-- Start --

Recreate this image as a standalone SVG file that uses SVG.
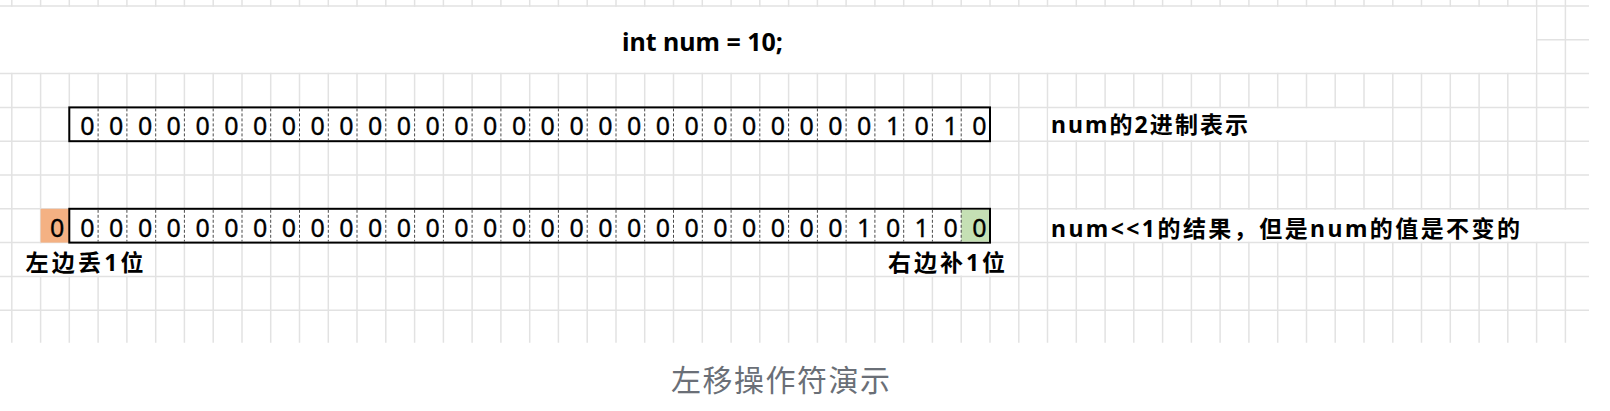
<svg xmlns="http://www.w3.org/2000/svg" width="1610" height="411" viewBox="0 0 1610 411">
<style>
.grid{stroke:#e2e2e2;stroke-width:1.5;fill:none}
.mask{fill:#ffffff}
.box{fill:#ffffff;stroke:#000000;stroke-width:2}
.sep{stroke:#4a4a4a;stroke-width:1;stroke-dasharray:3 2;fill:none}
.bit{font-family:"Noto Sans","Noto Sans CJK SC",sans-serif;font-size:25px;fill:#000000;stroke:#000000;stroke-width:0.35;text-anchor:end}
.lbl{font-family:"Noto Sans","Noto Sans CJK SC",sans-serif;font-size:23px;font-weight:bold;fill:#000000}
.cap{font-family:"Noto Sans CJK SC","Noto Sans",sans-serif;font-size:30px;fill:#6a6f77}
</style>
<rect width="1610" height="411" fill="#ffffff"/>
<g id="grid">
<path class="grid" d="M11.8 0V342.7M40.6 0V342.7M69.3 0V342.7M98.1 0V342.7M126.9 0V342.7M155.7 0V342.7M184.4 0V342.7M213.2 0V342.7M242 0V342.7M270.7 0V342.7M299.5 0V342.7M328.3 0V342.7M357 0V342.7M385.8 0V342.7M414.6 0V342.7M443.4 0V342.7M472.1 0V342.7M500.9 0V342.7M529.7 0V342.7M558.4 0V342.7M587.2 0V342.7M616 0V342.7M644.7 0V342.7M673.5 0V342.7M702.3 0V342.7M731.1 0V342.7M759.8 0V342.7M788.6 0V342.7M817.4 0V342.7M846.1 0V342.7M874.9 0V342.7M903.7 0V342.7M932.4 0V342.7M961.2 0V342.7M990 0V342.7M1018.8 0V342.7M1047.5 0V342.7M1076.3 0V342.7M1105.1 0V342.7M1133.8 0V342.7M1162.6 0V342.7M1191.4 0V342.7M1220.1 0V342.7M1248.9 0V342.7M1277.7 0V342.7M1306.5 0V342.7M1335.2 0V342.7M1364 0V342.7M1392.8 0V342.7M1421.5 0V342.7M1450.3 0V342.7M1479.1 0V342.7M1507.8 0V342.7M1536.6 0V342.7M1565.4 0V342.7"/>
<rect class="mask" x="0" y="6.8" width="1535.8" height="66"/>
<rect class="mask" x="1048.3" y="108.2" width="343.7" height="32.2"/>
<rect class="mask" x="1048.3" y="209.6" width="560" height="32.2"/>
<rect class="mask" x="13" y="243.4" width="141.9" height="32.2"/>
<rect class="mask" x="875.7" y="243.4" width="142.3" height="32.2"/>
<path class="grid" d="M0 6H1589M1536.6 39.8H1589M0 73.6H1589M0 107.4H1589M0 141.2H1589M0 175H1589M0 208.8H1589M0 242.6H1589M0 276.4H1589M0 310.2H1589"/>
</g>
<g id="title">
<text class="lbl" x="622" y="50.5" style="font-size:25px">int num = 10;</text>
</g>
<g id="row1">
<rect class="box" x="69.3" y="107.4" width="920.7" height="33.8"/>
<path class="sep" d="M98.1 108.4V140.2M126.9 108.4V140.2M155.7 108.4V140.2M184.4 108.4V140.2M213.2 108.4V140.2M242 108.4V140.2M270.7 108.4V140.2M299.5 108.4V140.2M328.3 108.4V140.2M357 108.4V140.2M385.8 108.4V140.2M414.6 108.4V140.2M443.4 108.4V140.2M472.1 108.4V140.2M500.9 108.4V140.2M529.7 108.4V140.2M558.4 108.4V140.2M587.2 108.4V140.2M616 108.4V140.2M644.7 108.4V140.2M673.5 108.4V140.2M702.3 108.4V140.2M731.1 108.4V140.2M759.8 108.4V140.2M788.6 108.4V140.2M817.4 108.4V140.2M846.1 108.4V140.2M874.9 108.4V140.2M903.7 108.4V140.2M932.4 108.4V140.2M961.2 108.4V140.2"/>
<text class="bit" y="134.5" x="94.6 123.4 152.2 180.9 209.7 238.5 267.2 296 324.8 353.5 382.3 411.1 439.9 468.6 497.4 526.2 554.9 583.7 612.5 641.2 670 698.8 727.5 756.3 785.1 813.9 842.6 871.4 900.2 928.9 957.7 986.5">00000000000000000000000000001010</text>
<text class="lbl" x="1051" y="133.3" textLength="197" lengthAdjust="spacing">num的2进制表示</text>
</g>
<g id="row2">
<rect x="40.6" y="208.8" width="28.7" height="33.8" fill="#f4b183"/>
<rect class="box" x="69.3" y="208.8" width="920.7" height="33.8"/>
<rect x="961.2" y="209.8" width="27.8" height="31.8" fill="#c5e0b4"/>
<path class="sep" d="M98.1 209.8V241.6M126.9 209.8V241.6M155.7 209.8V241.6M184.4 209.8V241.6M213.2 209.8V241.6M242 209.8V241.6M270.7 209.8V241.6M299.5 209.8V241.6M328.3 209.8V241.6M357 209.8V241.6M385.8 209.8V241.6M414.6 209.8V241.6M443.4 209.8V241.6M472.1 209.8V241.6M500.9 209.8V241.6M529.7 209.8V241.6M558.4 209.8V241.6M587.2 209.8V241.6M616 209.8V241.6M644.7 209.8V241.6M673.5 209.8V241.6M702.3 209.8V241.6M731.1 209.8V241.6M759.8 209.8V241.6M788.6 209.8V241.6M817.4 209.8V241.6M846.1 209.8V241.6M874.9 209.8V241.6M903.7 209.8V241.6M932.4 209.8V241.6M961.2 209.8V241.6"/>
<text class="bit" y="236.8" x="64.3 94.6 123.4 152.2 180.9 209.7 238.5 267.2 296 324.8 353.5 382.3 411.1 439.9 468.6 497.4 526.2 554.9 583.7 612.5 641.2 670 698.8 727.5 756.3 785.1 813.9 842.6 871.4 900.2 928.9 957.7 986.5">000000000000000000000000000010100</text>
<text class="lbl" x="1051" y="236.7" textLength="469" lengthAdjust="spacing">num&lt;&lt;1的结果，但是num的值是不变的</text>
</g>
<g id="notes">
<text class="lbl" x="25.5" y="270.5" textLength="118" lengthAdjust="spacing">左边丢1位</text>
<text class="lbl" x="888" y="270.5" textLength="117" lengthAdjust="spacing">右边补1位</text>
</g>
<g id="caption">
<text class="cap" x="671" y="391" textLength="219" lengthAdjust="spacing">左移操作符演示</text>
</g>
<g id="connectors"/>
</svg>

-- End --

__What to do__:
Please set down each line of the data above exactly as written, without the pictures.

__Solution to this problem__:
Recreate this image as a standalone SVG file that uses SVG.
<svg xmlns="http://www.w3.org/2000/svg" width="1610" height="411" viewBox="0 0 1610 411">
<style>
.grid{stroke:#e2e2e2;stroke-width:1.5;fill:none}
.mask{fill:#ffffff}
.box{fill:#ffffff;stroke:#000000;stroke-width:2}
.sep{stroke:#4a4a4a;stroke-width:1;stroke-dasharray:3 2;fill:none}
.bit{font-family:"Noto Sans","Noto Sans CJK SC",sans-serif;font-size:25px;fill:#000000;stroke:#000000;stroke-width:0.35;text-anchor:end}
.lbl{font-family:"Noto Sans","Noto Sans CJK SC",sans-serif;font-size:23px;font-weight:bold;fill:#000000}
.cap{font-family:"Noto Sans CJK SC","Noto Sans",sans-serif;font-size:30px;fill:#6a6f77}
</style>
<rect width="1610" height="411" fill="#ffffff"/>
<g id="grid">
<path class="grid" d="M11.8 0V342.7M40.6 0V342.7M69.3 0V342.7M98.1 0V342.7M126.9 0V342.7M155.7 0V342.7M184.4 0V342.7M213.2 0V342.7M242 0V342.7M270.7 0V342.7M299.5 0V342.7M328.3 0V342.7M357 0V342.7M385.8 0V342.7M414.6 0V342.7M443.4 0V342.7M472.1 0V342.7M500.9 0V342.7M529.7 0V342.7M558.4 0V342.7M587.2 0V342.7M616 0V342.7M644.7 0V342.7M673.5 0V342.7M702.3 0V342.7M731.1 0V342.7M759.8 0V342.7M788.6 0V342.7M817.4 0V342.7M846.1 0V342.7M874.9 0V342.7M903.7 0V342.7M932.4 0V342.7M961.2 0V342.7M990 0V342.7M1018.8 0V342.7M1047.5 0V342.7M1076.3 0V342.7M1105.1 0V342.7M1133.8 0V342.7M1162.6 0V342.7M1191.4 0V342.7M1220.1 0V342.7M1248.9 0V342.7M1277.7 0V342.7M1306.5 0V342.7M1335.2 0V342.7M1364 0V342.7M1392.8 0V342.7M1421.5 0V342.7M1450.3 0V342.7M1479.1 0V342.7M1507.8 0V342.7M1536.6 0V342.7M1565.4 0V342.7"/>
<rect class="mask" x="0" y="6.8" width="1535.8" height="66"/>
<rect class="mask" x="1048.3" y="108.2" width="343.7" height="32.2"/>
<rect class="mask" x="1048.3" y="209.6" width="560" height="32.2"/>
<rect class="mask" x="13" y="243.4" width="141.9" height="32.2"/>
<rect class="mask" x="875.7" y="243.4" width="142.3" height="32.2"/>
<path class="grid" d="M0 6H1589M1536.6 39.8H1589M0 73.6H1589M0 107.4H1589M0 141.2H1589M0 175H1589M0 208.8H1589M0 242.6H1589M0 276.4H1589M0 310.2H1589"/>
</g>
<g id="title">
<text class="lbl" x="622" y="50.5" style="font-size:25px">int num = 10;</text>
</g>
<g id="row1">
<rect class="box" x="69.3" y="107.4" width="920.7" height="33.8"/>
<path class="sep" d="M98.1 108.4V140.2M126.9 108.4V140.2M155.7 108.4V140.2M184.4 108.4V140.2M213.2 108.4V140.2M242 108.4V140.2M270.7 108.4V140.2M299.5 108.4V140.2M328.3 108.4V140.2M357 108.4V140.2M385.8 108.4V140.2M414.6 108.4V140.2M443.4 108.4V140.2M472.1 108.4V140.2M500.9 108.4V140.2M529.7 108.4V140.2M558.4 108.4V140.2M587.2 108.4V140.2M616 108.4V140.2M644.7 108.4V140.2M673.5 108.4V140.2M702.3 108.4V140.2M731.1 108.4V140.2M759.8 108.4V140.2M788.6 108.4V140.2M817.4 108.4V140.2M846.1 108.4V140.2M874.9 108.4V140.2M903.7 108.4V140.2M932.4 108.4V140.2M961.2 108.4V140.2"/>
<text class="bit" y="134.5" x="94.6 123.4 152.2 180.9 209.7 238.5 267.2 296 324.8 353.5 382.3 411.1 439.9 468.6 497.4 526.2 554.9 583.7 612.5 641.2 670 698.8 727.5 756.3 785.1 813.9 842.6 871.4 900.2 928.9 957.7 986.5">00000000000000000000000000001010</text>
<text class="lbl" x="1051" y="133.3" textLength="197" lengthAdjust="spacing">num的2进制表示</text>
</g>
<g id="row2">
<rect x="40.6" y="208.8" width="28.7" height="33.8" fill="#f4b183"/>
<rect class="box" x="69.3" y="208.8" width="920.7" height="33.8"/>
<rect x="961.2" y="209.8" width="27.8" height="31.8" fill="#c5e0b4"/>
<path class="sep" d="M98.1 209.8V241.6M126.9 209.8V241.6M155.7 209.8V241.6M184.4 209.8V241.6M213.2 209.8V241.6M242 209.8V241.6M270.7 209.8V241.6M299.5 209.8V241.6M328.3 209.8V241.6M357 209.8V241.6M385.8 209.8V241.6M414.6 209.8V241.6M443.4 209.8V241.6M472.1 209.8V241.6M500.9 209.8V241.6M529.7 209.8V241.6M558.4 209.8V241.6M587.2 209.8V241.6M616 209.8V241.6M644.7 209.8V241.6M673.5 209.8V241.6M702.3 209.8V241.6M731.1 209.8V241.6M759.8 209.8V241.6M788.6 209.8V241.6M817.4 209.8V241.6M846.1 209.8V241.6M874.9 209.8V241.6M903.7 209.8V241.6M932.4 209.8V241.6M961.2 209.8V241.6"/>
<text class="bit" y="236.8" x="64.3 94.6 123.4 152.2 180.9 209.7 238.5 267.2 296 324.8 353.5 382.3 411.1 439.9 468.6 497.4 526.2 554.9 583.7 612.5 641.2 670 698.8 727.5 756.3 785.1 813.9 842.6 871.4 900.2 928.9 957.7 986.5">000000000000000000000000000010100</text>
<text class="lbl" x="1051" y="236.7" textLength="469" lengthAdjust="spacing">num&lt;&lt;1的结果，但是num的值是不变的</text>
</g>
<g id="notes">
<text class="lbl" x="25.5" y="270.5" textLength="118" lengthAdjust="spacing">左边丢1位</text>
<text class="lbl" x="888" y="270.5" textLength="117" lengthAdjust="spacing">右边补1位</text>
</g>
<g id="caption">
<text class="cap" x="671" y="391" textLength="219" lengthAdjust="spacing">左移操作符演示</text>
</g>
<g id="connectors"/>
</svg>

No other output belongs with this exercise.